ただ、年明けから各社で顕在化した半導体不足による生産影響が調達におけるティア(階層)の深さとネットワークの課題を改めて浮き彫りにした。2月13日に発生した福島沖地震では再び部品調達が停滞し、多くのメーカーで生産調整を余儀なくされた。

部品の共通化が進む中、サプライヤーが被災して部品供給停止に陥った際のBCPの重要性は、福島沖地震でも再認識する契機となった。

被災したサプライヤーの復旧業務に携わったトヨタ自動車東日本の従業員は「1週間で再稼働ができるとは想像できなかったが、他社も含めた皆で一体感を持って力を合わせたことで再稼働できた。今後につなげていきたい」と話す。

サプライヤー各社も、震災の経験を教訓に、川上の仕入先まで網羅するサプライチェーン情報の見える化を進めてきた。こうしたBCPが、その後の自然災害やコロナ禍の影響を最小限に食い止める防波堤になったのも事実だが、「感染症の流行を前提とした働き方のあり方を模索する」(豊田合成)という新たな課題も浮き彫りになった。

感染症やサイバーテロといった新たな緊急事態も視野に入れながら、従業員の命を守り、仕入先を支え、ニューノーマル(新常態)下での労働環境を整備することが、サプライヤーとしての供給責任を果たすことにつながっていく。

震災からの復興に向けて、いまだ共助が求められていることを忘れてはならないのが、東京電力福島第一原子力発電所事故にも見舞われた福島県だ。

福島トヨペット(佐藤修朗社長)、福島県自動車販売店協会(金子與志人会長)、福島県自動車整備振興会(佐藤良也会長)、福島県軽自動車協会(塚原靖弘会長)などが出資して立ち上げた福島環境整備機構は、油水分離槽などに蓄積した放射性物質汚泥の回収、一時保管、引き渡しまでに至る適正処理の枠組みを構築。

18年度から処理活動を行っている。処理実績は今年3月で累計139拠点を見込む。回収した指定廃棄物の一時保管場所は帰宅困難区域にある福島トヨペットのふたば大熊店(双葉郡大熊町)で行っているが保管スペースはまもなく限界を迎えようとしている。

経費と収支の関係から最少人員で業務を行っていることや、環境省の対応可能件数の問題などから年間で処理できる数は限られている。

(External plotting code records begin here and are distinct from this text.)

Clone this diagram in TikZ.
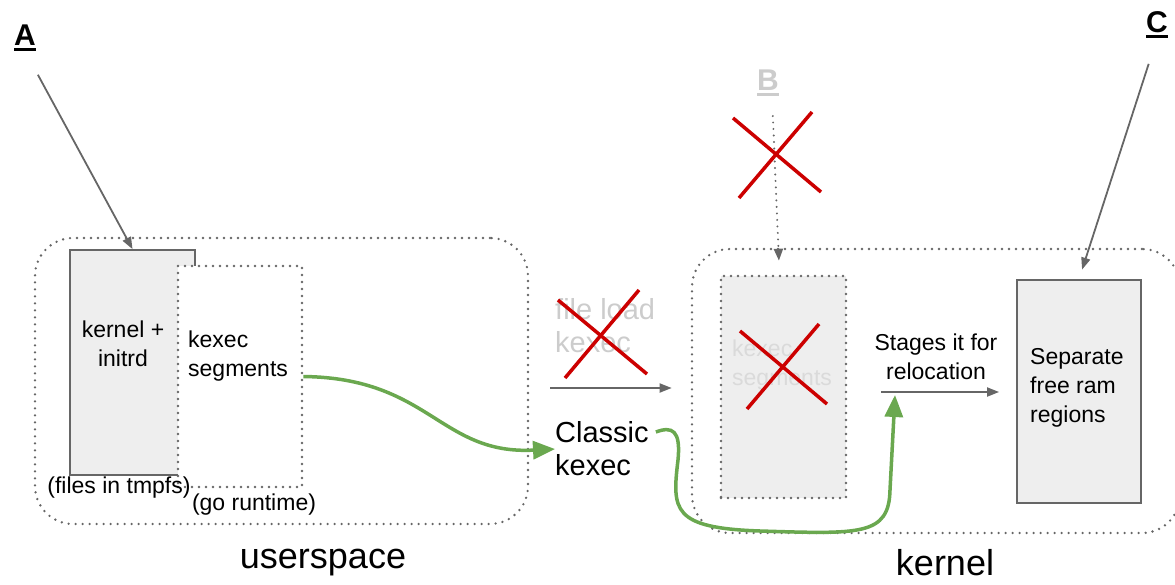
\documentclass[tikz,border=0pt]{standalone}
\usepackage{fontspec}
\setmainfont{Liberation Sans}
\usepackage{xcolor}
\usetikzlibrary{arrows.meta}

\definecolor{dotgray}{HTML}{666666}
\definecolor{boxgray}{HTML}{666666}
\definecolor{gfill}{HTML}{EEEEEE}
\definecolor{xred}{HTML}{CC0000}
\definecolor{okgreen}{HTML}{6AA84F}
\definecolor{faded}{HTML}{CCCCCC}
\definecolor{fadedin}{HTML}{DADADA}

% thick underline for the tags
\newcommand\tagul[1]{\setbox0\hbox{#1}\rlap{\rule[-5pt]{\wd0}{3pt}}\box0}

\begin{document}
\begin{tikzpicture}[x=1pt,y=-1pt,
    every node/.style={inner sep=0pt},
    dots/.style={line width=2.6pt, dash pattern=on 0pt off 7pt, line cap=round},
    region/.style={draw=dotgray, dots, rounded corners=38pt},
    membox/.style={draw=boxgray, line width=1.8pt, fill=gfill},
    segbox/.style={draw=dotgray, dots},
    txt/.style={font=\fontsize{23}{29}\selectfont, align=left},
    bigtxt/.style={font=\fontsize{29}{33}\selectfont, align=left},
    caption/.style={font=\fontsize{36}{40}\selectfont},
    tag/.style={font=\fontsize{30}{34}\selectfont\bfseries},
    ptr/.style={draw=dotgray, line width=1.8pt, -{Triangle[length=12pt,width=9pt]}},
    cross/.style={draw=xred, line width=3.5pt},
    flow/.style={draw=okgreen, line width=3.5pt, -{Triangle[length=22pt,width=18pt]}}]
  \useasboundingbox (0,0) rectangle (1175,584);

  % userspace side
  \node[region, minimum width=493pt, minimum height=286pt] (user) at (281.5,381) {};
  \node[membox, minimum width=125pt, minimum height=225pt] (initrd) at (132.5,362.5) {};
  \node[segbox, fill=white, minimum width=124pt, minimum height=221pt] (segU) at (240,376.5) {};
  \node[txt, align=center] (initrdtxt) at (123,344) {kernel +\\initrd};
  \node[txt, anchor=west] (segUtxt) at (188,356) {kexec\\segments};
  \node[txt] (tmpfs) at (119,488) {(files in tmpfs)};
  \node[txt] (gort) at (254,505) {(go runtime)};
  \node[caption] (usertxt) at (323,563) {userspace};

  % kernel side
  \node[region, minimum width=488pt, minimum height=284pt] (kern) at (936,391) {};
  \node[segbox, fill=gfill, minimum width=125pt, minimum height=222pt] (segK) at (783.5,387) {};
  \node[txt, anchor=west, text=fadedin] (segKtxt) at (732,365) {kexec\\segments};
  \node[membox, minimum width=124pt, minimum height=223pt] (ram) at (1079,391.5) {};
  \node[txt, anchor=west] (ramtxt) at (1030,388) {Separate\\free ram\\regions};
  \node[txt, align=center] (stages) at (936,357) {Stages it for\\relocation};
  \node[caption] (kerntxt) at (945,563) {kernel};

  % between the two
  \node[bigtxt, anchor=west, text=faded] (fileload) at (555,326) {file load\\kexec};
  \node[bigtxt, anchor=west] (classic) at (555,449) {Classic\\kexec};

  % tags
  \node[tag] (A) at (25,38) {\tagul{A}};
  \node[tag, text=faded] (B) at (768,83) {\tagul{B}};
  \node[tag] (C) at (1157,25) {\tagul{C}};

  \coordinate (ld) at (550,388);
  \coordinate (stg) at (881,392);
  \coordinate (relo) at (895,395);

  \draw[ptr, shorten <=27pt] (A.south) -- (initrd.north);
  \draw[ptr, shorten <=27pt, shorten >=10pt] (C.south) -- (ram.north);
  \draw[ptr, line width=2.2pt, dash pattern=on 0pt off 6.5pt, line cap=round,
    shorten <=20pt, shorten >=14pt] ([xshift=4pt]B.south) -- ([xshift=-4pt]segK.north);
  \draw[ptr, shorten >=19pt] (ld) -- (kern.west |- ld);
  \draw[ptr, shorten >=17pt] (stg) -- (ram.west |- stg);

  \draw[flow] (segU.east) .. controls (430,378) and (440,455) .. (classic.west);
  \draw[flow] ([shift={(7pt,17pt)}]classic.east)
    .. controls (672,426) and (681,430) .. (678,460)
    .. controls (672,510) and (672,528) .. (760,531)
    .. controls (860,534) and (889,536) .. (890,490)
    -- (relo);

  % struck out paths
  \draw[cross] (558,300) -- (647,374);
  \draw[cross] (565,378) -- (639,290);
  \draw[cross] (733,118) -- (821,192);
  \draw[cross] (739,198) -- (812,112);
  \draw[cross] (740,331) -- (827,404);
  \draw[cross] (747,409) -- (819,324);
\end{tikzpicture}
\end{document}
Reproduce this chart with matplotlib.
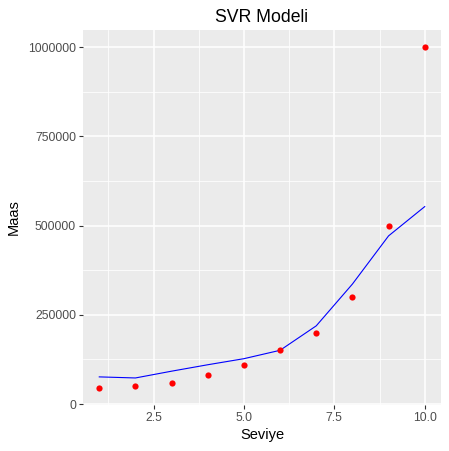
import matplotlib
matplotlib.use("Agg")
import matplotlib.pyplot as plt

# Data
seviye = [1, 2, 3, 4, 5, 6, 7, 8, 9, 10]
maas = [45000, 50000, 60000, 80000, 110000, 150000, 200000, 300000, 500000, 1000000]
svr_tahmin = [76000, 73000, 92000, 110000, 127000, 150500, 219000, 336000, 471000, 553000]

x_ticks = [2.5, 5.0, 7.5, 10.0]
x_tick_labels = ["2.5", "5.0", "7.5", "10.0"]
y_ticks = [0, 250000, 500000, 750000, 1000000]
y_tick_labels = ["0", "250000", "500000", "750000", "1000000"]

plt.rcParams['font.family'] = ['Liberation Sans', 'DejaVu Sans']

W, H = 449, 451
fig = plt.figure(figsize=(W / 100, H / 100), dpi=100)
ax = fig.add_axes([83 / W, 1 - 405 / H, (441 - 83) / W, (405 - 30) / H])

ax.set_facecolor('#EBEBEB')
for s in ax.spines.values():
    s.set_visible(False)

ax.set_xlim(0.55, 10.45)
ax.set_ylim(-2750, 1047750)

ax.set_xticks(x_ticks)
ax.set_xticklabels(x_tick_labels)
ax.set_yticks(y_ticks)
ax.set_yticklabels(y_tick_labels)
ax.set_xticks([1.25, 3.75, 6.25, 8.75], minor=True)
ax.set_yticks([125000, 375000, 625000, 875000], minor=True)

ax.grid(which='major', color='white', linewidth=1.1)
ax.grid(which='minor', color='white', linewidth=0.55)
ax.set_axisbelow(True)

ax.tick_params(which='major', length=3, width=0.8, color='#333333',
               labelsize=8.8, labelcolor='#4D4D4D', pad=2)
ax.tick_params(which='minor', length=0)

ax.scatter(seviye, maas, color='red', s=20, zorder=3, linewidths=0)
ax.plot(seviye, svr_tahmin, color='blue', linewidth=0.8, zorder=2)

ax.set_xlabel('Seviye', fontsize=10.5, color='black', labelpad=3)
ax.set_ylabel('Maas', fontsize=10.5, color='black', labelpad=5)
ax.set_title('SVR Modeli', fontsize=12.7, color='black', pad=6)

fig.savefig('out.png', dpi=100)
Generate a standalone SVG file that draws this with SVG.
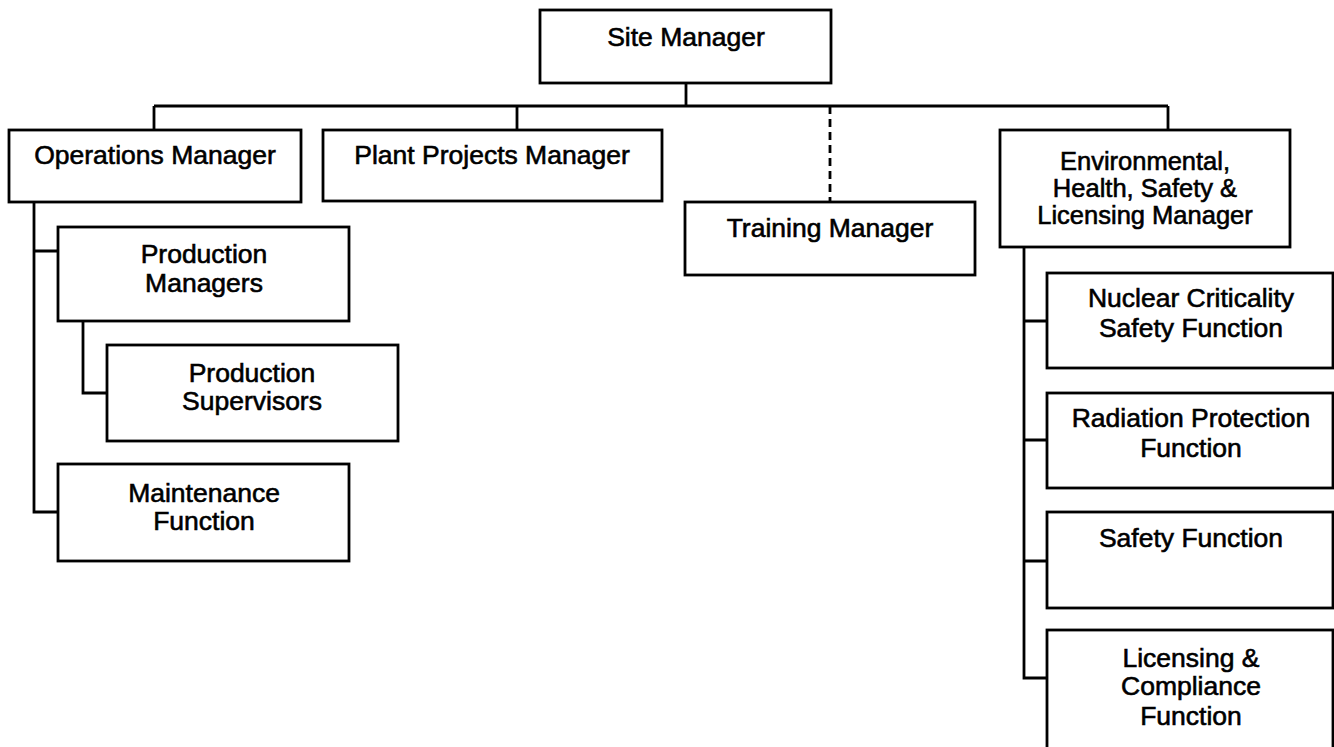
<svg xmlns="http://www.w3.org/2000/svg" width="1334" height="747" viewBox="0 0 1334 747">
<style>
.box{fill:#fff;stroke:#000;stroke-width:2.8}
.ln{fill:none;stroke:#000;stroke-width:2.8}
.dash{fill:none;stroke:#000;stroke-width:2.8;stroke-dasharray:8 5}
text{font-family:"Liberation Sans",Arial,sans-serif;font-size:26.5px;fill:#000;stroke:#000;stroke-width:0.6;text-anchor:middle}
.tight{font-size:25.5px}
</style>
<rect width="1334" height="747" fill="#fff"/>
<g id="connectors">
<path class="ln" d="M686 83V106M154 106H1168M154 106V130M517 106V130M1168 106V130"/>
<path class="dash" d="M830 106V202"/>
<path class="ln" d="M34 202V512H58M34 251H58M83 321V393H107"/>
<path class="ln" d="M1024 247V678H1047M1024 321H1047M1024 440H1047M1024 561H1047"/>
</g>
<g id="site-manager"><rect class="box" x="540" y="10" width="291" height="73"/><text x="686" y="46">Site Manager</text></g>
<g id="operations-manager"><rect class="box" x="9" y="130" width="292" height="72"/><text x="155" y="164">Operations Manager</text></g>
<g id="plant-projects-manager"><rect class="box" x="323" y="130" width="339" height="71"/><text x="492" y="164">Plant Projects Manager</text></g>
<g id="training-manager"><rect class="box" x="685" y="202" width="290" height="73"/><text x="830" y="237">Training Manager</text></g>
<g id="ehs-manager"><rect class="box" x="1000" y="130" width="290" height="117"/><text class="tight" x="1145" y="170">Environmental,</text><text class="tight" x="1145" y="197">Health, Safety &amp;</text><text class="tight" x="1145" y="224">Licensing Manager</text></g>
<g id="production-managers"><rect class="box" x="58" y="227" width="291" height="94"/><text x="204" y="263">Production</text><text x="204" y="292">Managers</text></g>
<g id="production-supervisors"><rect class="box" x="107" y="345" width="291" height="96"/><text x="252" y="382">Production</text><text x="252" y="410">Supervisors</text></g>
<g id="maintenance-function"><rect class="box" x="58" y="464" width="291" height="97"/><text x="204" y="502">Maintenance</text><text x="204" y="530">Function</text></g>
<g id="nuclear-criticality"><rect class="box" x="1047" y="273" width="286" height="95"/><text x="1191" y="307">Nuclear Criticality</text><text x="1191" y="337">Safety Function</text></g>
<g id="radiation-protection"><rect class="box" x="1047" y="393" width="286" height="95"/><text x="1191" y="427">Radiation Protection</text><text x="1191" y="457">Function</text></g>
<g id="safety-function"><rect class="box" x="1047" y="512" width="286" height="96"/><text x="1191" y="547">Safety Function</text></g>
<g id="licensing-compliance"><rect class="box" x="1047" y="630" width="286" height="140"/><text x="1191" y="667">Licensing &amp;</text><text x="1191" y="695">Compliance</text><text x="1191" y="725">Function</text></g>
</svg>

本来は、原発事故を起こした東電と国が責任を持って行うべきことだが、やむなく民間で取り組んでおり、費用もかかることから難しい運営を続けている。

「まだまだ多面的に支援をいただかなければ、福島の安全・安心は確保できない」(同機構の近藤哲社長)のが実情だ。

あらゆる自然災害に対する防災計画や対策方法はない。企業のBCPのあり方も個社だけでなく、業界全体や地域社会との協働も見据えた見直しを進めるべき時が来ている。